Role of the cross-regulation between Wnt pathway activation and androgen receptor signaling in prostate cancer treatment resistance.
Prostate cancer (PCa) is a biologically heterogeneous disease that frequently progresses to castration-resistant prostate cancer (CRPC), a challenging clinical stage.
APA
Anselmino N, Sanchis P, et al. (2026). Role of the cross-regulation between Wnt pathway activation and androgen receptor signaling in prostate cancer treatment resistance.. Cell death and differentiation. https://doi.org/10.1038/s41418-026-01732-7
MLA
Anselmino N, et al.. "Role of the cross-regulation between Wnt pathway activation and androgen receptor signaling in prostate cancer treatment resistance.." Cell death and differentiation, 2026.
PMID
41975070
Abstract
Prostate cancer (PCa) is a biologically heterogeneous disease that frequently progresses to castration-resistant prostate cancer (CRPC), a challenging clinical stage. The underlying mechanisms driving CRPC progression and resistance to androgen receptor (AR) signaling inhibition (ARSI) remain incompletely understood. Emerging evidence implicates the canonical Wnt pathway as a key contributor to CRPC progression.

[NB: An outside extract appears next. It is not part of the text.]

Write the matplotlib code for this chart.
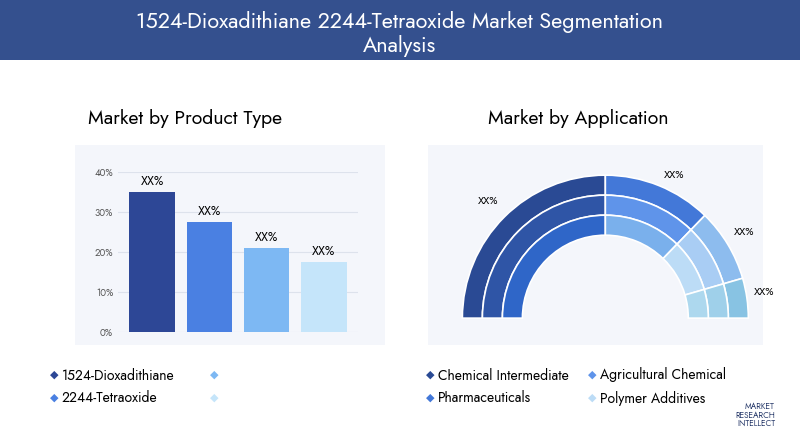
import matplotlib.pyplot as plt
from matplotlib.patches import Rectangle

plt.rcParams['font.family'] = ['Jost', 'Lato', 'DejaVu Sans']

product_types = ['1524-Dioxadithiane', '2244-Tetraoxide', '', '']
product_share = [35, 27.5, 21, 17.5]
product_labels = ['XX%', 'XX%', 'XX%', 'XX%']
bar_colors = ['#2d4796', '#4a80e2', '#7db8f3', '#c5e5fa']
y_ticks = [0, 10, 20, 30, 40]

applications = ['Chemical Intermediate', 'Agricultural Chemical', 'Pharmaceuticals', 'Polymer Additives']
app_share = [50, 24.5, 16.5, 9]
app_labels = ['XX%', 'XX%', 'XX%', 'XX%']
legend_colors = ['#2a4a94', '#5f94ea', '#4378d8', '#bcdcf6']
# ring colours outer -> inner, one list per application
ring_colors = [
    ['#2a4a94', '#4378d8', '#8dbcee', '#88c3e3'],
    ['#2f55a6', '#5f94ea', '#a9cdf4', '#9fd0ea'],
    ['#2f66c8', '#7ab0ec', '#bcdcf6', '#add8ee'],
]

W, H = 800, 448
fig = plt.figure(figsize=(W / 100, H / 100), dpi=100)
fig.patch.set_facecolor('white')

def box(x, y, w, h):
    return [x / W, 1 - (y + h) / H, w / W, h / H]

# header band
fig.patches.append(Rectangle((0, 1 - 60 / H), 1, 60 / H, transform=fig.transFigure,
                             facecolor='#34508e', edgecolor='none'))
fig.text(0.5, 1 - 22 / H, '1524-Dioxadithiane 2244-Tetraoxide Market Segmentation', ha='center',
         va='center', color='white', fontsize=15.5)
fig.text(0.5, 1 - 46 / H, 'Analysis', ha='center', va='center', color='white', fontsize=15.5)

fig.text(185 / W, 1 - 118 / H, 'Market by Product Type', ha='center', va='center', fontsize=14)
fig.text(578 / W, 1 - 118 / H, 'Market by Application', ha='center', va='center', fontsize=14)

# panel backgrounds
for (x, y, w, h) in [(75, 145, 310, 200), (428, 145, 335, 200)]:
    fig.patches.append(Rectangle((x / W, 1 - (y + h) / H), w / W, h / H, transform=fig.transFigure,
                                 facecolor='#f4f6fb', edgecolor='none', zorder=0))

# bar chart
ax = fig.add_axes(box(118, 172, 240, 160), zorder=3)
ax.set_facecolor('none')
x = range(len(product_share))
ax.bar(x, product_share, width=0.8, color=bar_colors)
for xi, v, lab in zip(x, product_share, product_labels):
    ax.text(xi, v + 1, lab, ha='center', va='bottom', fontsize=9)
ax.set_ylim(0, 40)
ax.set_xlim(-0.6, 3.6)
ax.set_yticks(y_ticks)
ax.set_yticklabels([f'{t}%' for t in y_ticks], fontsize=7, color='#555555')
ax.set_xticks([])
ax.grid(axis='y', color='#dde2ec', linewidth=0.8)
ax.set_axisbelow(True)
for s in ax.spines.values():
    s.set_visible(False)
ax.tick_params(axis='y', length=0)

# semi donut
ax2 = fig.add_axes(box(455, 158, 315, 163), zorder=3)
ax2.set_aspect('equal')
total = sum(app_share)
radii = [1.0, 0.86, 0.72]
for r, cols in zip(radii, ring_colors):
    wedges, _ = ax2.pie(app_share + [total], radius=r, startangle=180, counterclock=False,
                        colors=cols + ['none'],
                        wedgeprops=dict(width=0.14, edgecolor='white', linewidth=1.2))
    wedges[-1].set_visible(False)
ax2.set_xlim(-1.05, 1.15)
ax2.set_ylim(-0.02, 1.12)
label_pos = [(-0.82, 0.82), (0.48, 1.0), (0.97, 0.6), (1.11, 0.18)]
for lab, (lx, ly) in zip(app_labels, label_pos):
    ax2.text(lx, ly, lab, ha='center', va='center', fontsize=8)

# legends
def legend(items, colors, positions):
    for it, c, (px, py) in zip(items, colors, positions):
        fig.text(px / W, 1 - py / H, '\u25c6', color=c, fontsize=8, ha='left', va='center',
                 family='DejaVu Sans')
        if it:
            fig.text((px + 12) / W, 1 - py / H, it, fontsize=10, ha='left', va='center')

legend(product_types, bar_colors, [(50, 375), (50, 398), (210, 375), (210, 398)])
legend(applications, legend_colors, [(426, 375), (588, 375), (426, 398), (588, 398)])

fig.text(775 / W, 1 - 415 / H, 'MARKET\nRESEARCH\nINTELLECT', fontsize=6, color='#2d3f6e',
         ha='right', va='center', fontweight='bold', linespacing=0.9)

fig.savefig('out.png', dpi=100)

This study elucidates the role of Wnt pathway activation in mediating resistance to ARSI and identifies a robust molecular signature for predicting treatment outcomes. By integrating genomic and transcriptomic data from PCa patients, patient-derived xenografts (PDXs), and experimental models harboring or not Wnt-activating mutations, we performed differential expression analysis, unsupervised clustering, survival, and viability analysis to assess Wnt/β-catenin pathway activation and its interaction with AR signaling. A specific Wnt transcriptional signature (AXIN2, RNF43, ZNRF3, NKD1) was found to reliably reflect pathway activation in advanced PCa. AR was found to suppress mutation-driven Wnt signaling, which was upregulated upon AR inhibition, contributing to treatment resistance. Targeting β-catenin interactions with co-activators p300/CBP using selective inhibitors (IQ-1 and ICG-001) effectively mitigated Wnt-driven ARSI resistance, restoring sensitivity to therapy in preclinical models. Thus, canonical Wnt pathway activation emerges as a critical mediator of resistance to ARSI in CRPC. The identified Wnt signature holds potential as a biomarker for predicting and monitoring therapeutic outcomes. Concurrent targeting of AR and Wnt signaling represents a promising strategy to overcome treatment resistance, particularly in patients with Wnt-activating mutations.